**PROBLEM TO SOLVE**.
Only the lines from the one containing "What Plotly code" through the one containing "1140, 1254, 1411]" belong in the answer; copy them exactly and leave out pictures.

**WORKING DATA**.
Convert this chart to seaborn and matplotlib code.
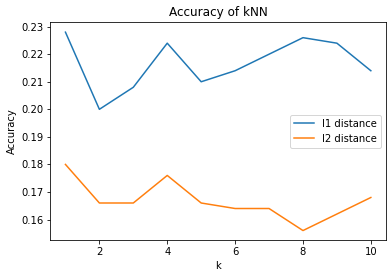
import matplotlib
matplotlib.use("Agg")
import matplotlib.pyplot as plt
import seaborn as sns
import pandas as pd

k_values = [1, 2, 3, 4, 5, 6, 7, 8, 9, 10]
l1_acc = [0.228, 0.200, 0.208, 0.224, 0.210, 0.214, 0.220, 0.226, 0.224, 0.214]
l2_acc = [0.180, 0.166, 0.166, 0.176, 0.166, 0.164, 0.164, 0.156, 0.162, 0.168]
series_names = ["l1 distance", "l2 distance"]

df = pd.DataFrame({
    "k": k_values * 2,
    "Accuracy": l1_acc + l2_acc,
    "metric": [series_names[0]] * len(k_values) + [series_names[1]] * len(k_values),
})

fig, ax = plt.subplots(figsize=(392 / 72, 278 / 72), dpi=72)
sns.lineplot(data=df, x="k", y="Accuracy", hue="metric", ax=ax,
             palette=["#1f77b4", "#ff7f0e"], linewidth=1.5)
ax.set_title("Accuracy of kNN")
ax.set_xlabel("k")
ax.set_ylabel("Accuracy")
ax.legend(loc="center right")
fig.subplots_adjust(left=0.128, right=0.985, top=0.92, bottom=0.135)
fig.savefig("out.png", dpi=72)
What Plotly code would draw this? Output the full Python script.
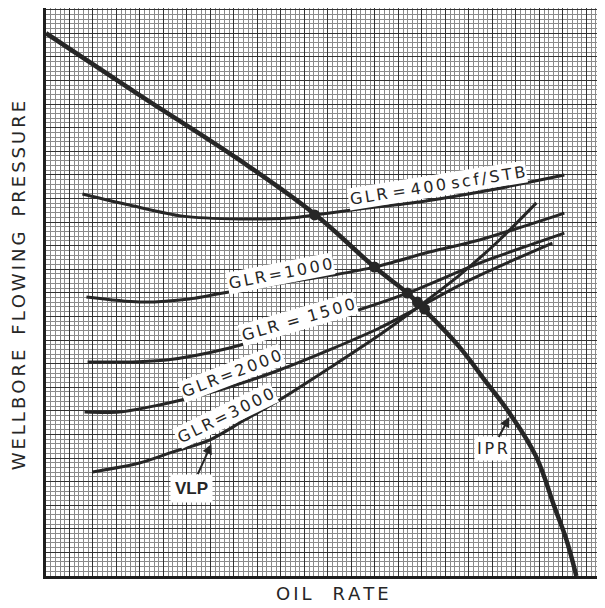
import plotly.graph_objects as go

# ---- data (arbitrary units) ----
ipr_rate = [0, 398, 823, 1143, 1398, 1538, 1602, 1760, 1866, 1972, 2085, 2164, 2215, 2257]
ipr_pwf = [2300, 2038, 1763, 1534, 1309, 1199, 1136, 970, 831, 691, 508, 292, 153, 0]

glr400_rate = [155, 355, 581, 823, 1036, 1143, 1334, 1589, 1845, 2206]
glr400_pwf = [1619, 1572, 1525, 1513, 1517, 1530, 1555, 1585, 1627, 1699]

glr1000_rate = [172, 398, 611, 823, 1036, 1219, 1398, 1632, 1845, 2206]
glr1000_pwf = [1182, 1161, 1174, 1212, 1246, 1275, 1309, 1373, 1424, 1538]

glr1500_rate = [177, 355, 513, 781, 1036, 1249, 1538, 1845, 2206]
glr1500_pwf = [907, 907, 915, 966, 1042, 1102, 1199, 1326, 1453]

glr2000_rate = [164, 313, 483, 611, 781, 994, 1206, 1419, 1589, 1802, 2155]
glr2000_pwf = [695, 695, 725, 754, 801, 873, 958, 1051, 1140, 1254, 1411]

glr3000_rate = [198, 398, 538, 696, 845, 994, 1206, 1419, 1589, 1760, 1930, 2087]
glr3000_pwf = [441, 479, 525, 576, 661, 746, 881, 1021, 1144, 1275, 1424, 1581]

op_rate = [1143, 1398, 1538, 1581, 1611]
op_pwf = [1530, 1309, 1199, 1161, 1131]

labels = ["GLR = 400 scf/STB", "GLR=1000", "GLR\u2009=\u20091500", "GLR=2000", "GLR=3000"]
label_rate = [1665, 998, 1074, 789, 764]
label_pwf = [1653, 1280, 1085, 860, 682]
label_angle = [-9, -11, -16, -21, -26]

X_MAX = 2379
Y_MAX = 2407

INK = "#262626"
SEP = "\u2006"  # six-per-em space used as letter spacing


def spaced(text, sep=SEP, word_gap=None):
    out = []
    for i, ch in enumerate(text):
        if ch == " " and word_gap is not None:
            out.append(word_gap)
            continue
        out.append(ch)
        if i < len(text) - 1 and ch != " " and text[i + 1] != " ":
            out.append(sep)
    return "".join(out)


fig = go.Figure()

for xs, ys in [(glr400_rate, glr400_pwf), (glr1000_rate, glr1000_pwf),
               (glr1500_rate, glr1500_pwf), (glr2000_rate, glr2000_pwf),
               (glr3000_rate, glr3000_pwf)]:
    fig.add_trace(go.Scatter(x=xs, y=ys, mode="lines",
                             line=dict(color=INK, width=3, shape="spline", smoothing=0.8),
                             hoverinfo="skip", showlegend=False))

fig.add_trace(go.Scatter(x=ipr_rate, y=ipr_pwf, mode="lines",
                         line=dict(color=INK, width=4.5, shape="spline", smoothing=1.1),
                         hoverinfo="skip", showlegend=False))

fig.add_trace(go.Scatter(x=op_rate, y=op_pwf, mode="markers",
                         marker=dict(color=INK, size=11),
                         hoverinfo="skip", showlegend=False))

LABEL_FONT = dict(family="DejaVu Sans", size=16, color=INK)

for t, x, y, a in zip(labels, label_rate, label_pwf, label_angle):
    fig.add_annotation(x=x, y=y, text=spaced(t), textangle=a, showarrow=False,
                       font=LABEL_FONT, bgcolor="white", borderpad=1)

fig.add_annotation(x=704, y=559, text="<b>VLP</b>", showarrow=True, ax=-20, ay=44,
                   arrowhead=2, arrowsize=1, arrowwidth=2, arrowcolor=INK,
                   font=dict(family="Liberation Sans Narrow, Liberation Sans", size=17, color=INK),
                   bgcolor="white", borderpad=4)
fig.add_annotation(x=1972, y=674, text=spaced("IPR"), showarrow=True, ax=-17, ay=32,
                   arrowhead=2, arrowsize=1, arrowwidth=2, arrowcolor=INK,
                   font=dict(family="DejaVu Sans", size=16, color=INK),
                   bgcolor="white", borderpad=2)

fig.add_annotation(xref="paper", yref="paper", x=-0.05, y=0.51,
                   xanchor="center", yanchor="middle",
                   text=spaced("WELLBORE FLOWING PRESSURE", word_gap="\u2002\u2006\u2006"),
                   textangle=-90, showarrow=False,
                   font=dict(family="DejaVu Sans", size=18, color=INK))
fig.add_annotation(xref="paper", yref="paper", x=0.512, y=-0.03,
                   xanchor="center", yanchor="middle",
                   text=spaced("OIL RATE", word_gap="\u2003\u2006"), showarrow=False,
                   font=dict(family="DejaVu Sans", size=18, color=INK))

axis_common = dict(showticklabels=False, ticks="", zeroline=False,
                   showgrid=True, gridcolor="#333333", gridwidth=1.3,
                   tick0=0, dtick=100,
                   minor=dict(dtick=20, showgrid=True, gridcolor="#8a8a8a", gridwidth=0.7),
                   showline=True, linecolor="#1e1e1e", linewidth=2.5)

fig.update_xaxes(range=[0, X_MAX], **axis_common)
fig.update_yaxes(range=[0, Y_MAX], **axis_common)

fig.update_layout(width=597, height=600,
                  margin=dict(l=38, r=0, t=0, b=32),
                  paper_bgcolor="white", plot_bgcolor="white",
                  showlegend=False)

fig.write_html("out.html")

...

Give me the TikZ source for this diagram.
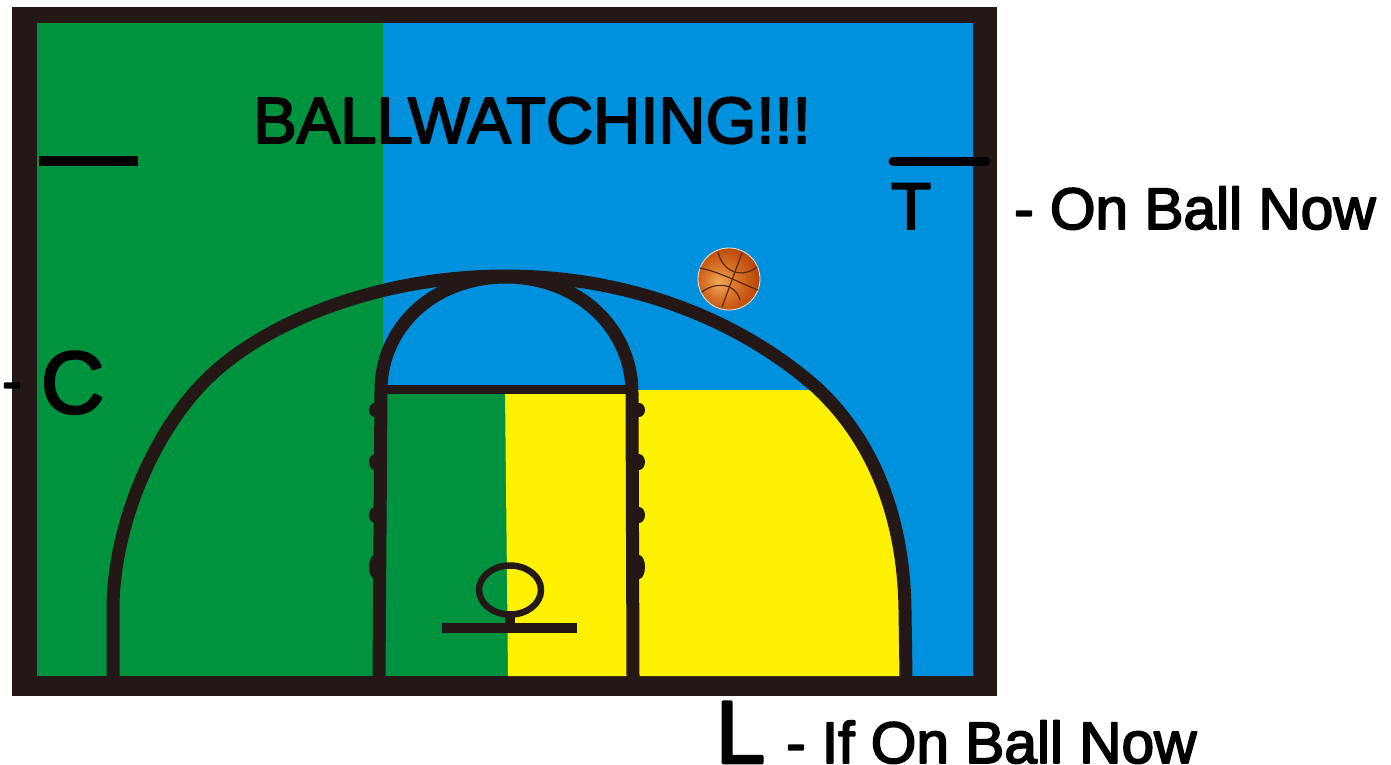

**RESPONSE TO THE EXERCISE**.
What Plotly code would draw this? Output the full Python script.
import plotly.graph_objects as go

# ---- data (arbitrary units) ----
ipr_rate = [0, 398, 823, 1143, 1398, 1538, 1602, 1760, 1866, 1972, 2085, 2164, 2215, 2257]
ipr_pwf = [2300, 2038, 1763, 1534, 1309, 1199, 1136, 970, 831, 691, 508, 292, 153, 0]

glr400_rate = [155, 355, 581, 823, 1036, 1143, 1334, 1589, 1845, 2206]
glr400_pwf = [1619, 1572, 1525, 1513, 1517, 1530, 1555, 1585, 1627, 1699]

glr1000_rate = [172, 398, 611, 823, 1036, 1219, 1398, 1632, 1845, 2206]
glr1000_pwf = [1182, 1161, 1174, 1212, 1246, 1275, 1309, 1373, 1424, 1538]

glr1500_rate = [177, 355, 513, 781, 1036, 1249, 1538, 1845, 2206]
glr1500_pwf = [907, 907, 915, 966, 1042, 1102, 1199, 1326, 1453]

glr2000_rate = [164, 313, 483, 611, 781, 994, 1206, 1419, 1589, 1802, 2155]
glr2000_pwf = [695, 695, 725, 754, 801, 873, 958, 1051, 1140, 1254, 1411]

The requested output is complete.